Johannes (2) zeigt kein Interesse, mit anderen Kindern zu spielen. In der Krabbelgruppe wehrte er Annäherungsversuche anderer Babys ab und drehte sich mit seinem Spielzeug einfach weg; dabei schaute er so genervt, dass ich als Mutter das Gefühl hatte, ihm mit den Besuchen in der Krabbelgruppe keinen Gefallen zu tun. Anfangs hoffte ich, dass Johannes nur länger brauche, um mit anderen Kindern „warm“ zu werden. Aber auch heute, in der Kita, spielt er am liebsten alleine. Wächst da ein Einzelgänger heran? Hat er vielleicht sogar autistische Züge?
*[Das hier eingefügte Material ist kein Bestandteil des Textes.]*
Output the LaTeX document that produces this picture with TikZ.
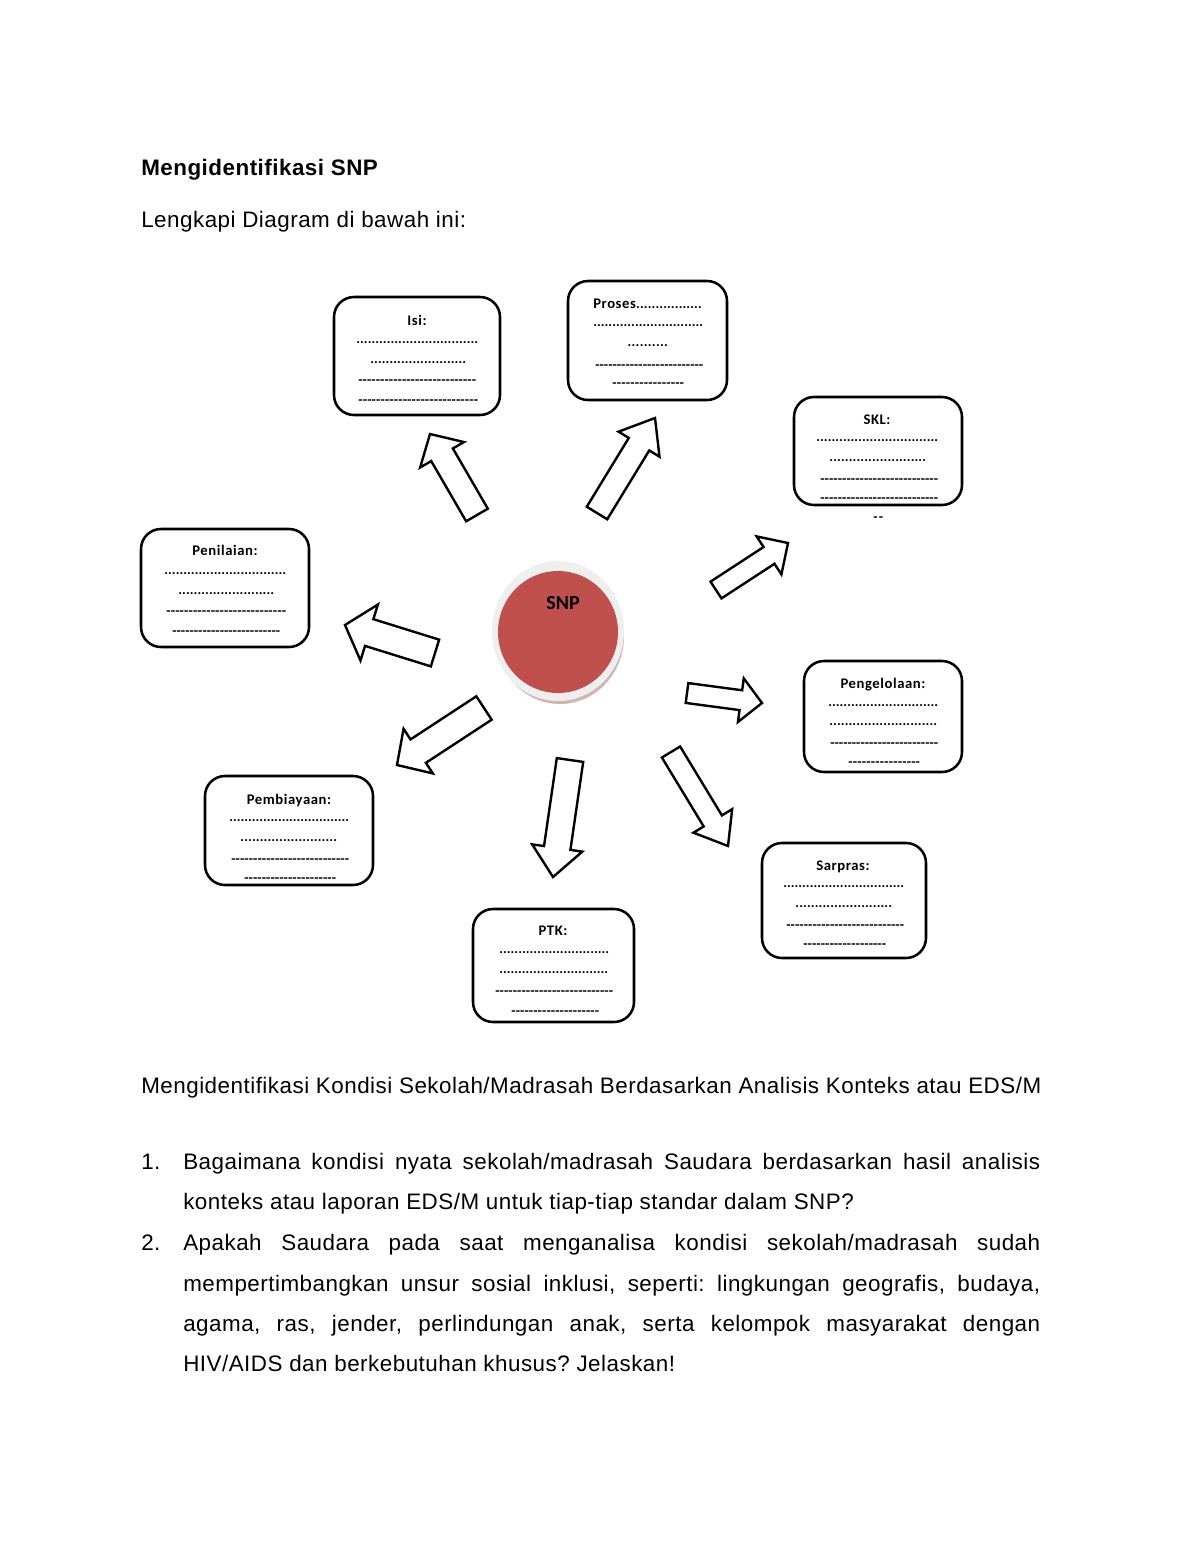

Nur bei seinem Cousin Martin (7) ist Johannes wie ausgewechselt, greift dessen Spielideen begeistert auf und will sogar bei Tisch genau dasselbe essen...
Vermutlich ist Johannes von seiner Persönlichkeit her ein introvertiertes Kind. Das heißt, er geht gern seinen eigenen Ideen und Impulsen nach; andere Kinder bringen ihn dabei eher aus dem Konzept. Die vielen Reize, die sie aussenden, empfindet er wahrscheinlich als irritierend und anstrengend und gerät dadurch schneller unter Stress als extravertierte Kinder. Seine Anhänglichkeit zu Martin passt gut in dieses Bild: Martin ist deutlich älter und deshalb vermutlich auch reifer als die Gleichaltrigen in Johannes' Krabbel- oder Kitagruppe. Mit einem solchen Spielgefährten kann er besser an einem Thema „dranbleiben“, solange er Lust darauf hat, und muss nicht befürchten, ständig mit irgendwelchen anderen Aktionen und Ideen überfallen zu werden.
Introvertiertheit ist ein angeborener Persönlichkeitszug, das heißt: Er wächst sich nicht aus und lässt sich auch durch Training, Erfahrung oder Erziehung nicht umkehren. Solche Versuche könnten Johannes eher unglücklich machen! Wahrscheinlich wird er künftig eher eine oder zwei Freundschaften sehr intensiv pflegen statt viele und lieber mit einzelnen Kinder statt in einer Gruppe spielen. Er wird Schnelles und Lautes in seiner Umgebung meiden und immer wieder Nischen suchen, in denen er Ruhe findet.
Eltern empfinden introvertierte Kinder oft als pflegeleicht. Sie brauchen nicht viele Anregungen von außen, um sich zu beschäftigen, weil ihnen meist selbst etwas einfällt. Sie brauchen es sogar, öfter mal in Ruhe gelassen zu werden, und haben nicht das Bedürfnis lange Reden zu halten und viele Worte zu machen. So weit, so gut – die Kehrseite ist allerdings die Gefahr, dass solche Kinder im Alltagstrubel mit ihren Bedürfnissen ungesehen und ungehört bleiben, auch weil sie mehr Zeit als andere Kinder benötigen, ihre Gefühle und Gedanken in Worte zu fassen. Ihre Eltern und Bezugspersonen brauchen deshalb Geduld und Feinfühligkeit, um ihnen bis zu Ende zuzuhören.
Ihre Sorge um Johannes' „autistische“ Züge kann ich einerseits verstehen. In unserer Gesellschaft zählen „Freunde“ nur in möglichst großer Zahl, ist Selfie-Darstellung groß in Mode und wird jede und jeder argwöhnisch beäugt, die/der nicht im großen Strom mitschwimmt. Andererseits möchte ich Sie ermutigen, sich davon nicht irritieren zu lassen und Johannes in seiner Persönlichkeit zu unterstützen, so wie er ist. Auch „stille Wasser“ können im Leben ihr Glück finden; wir müssen sie nur lassen.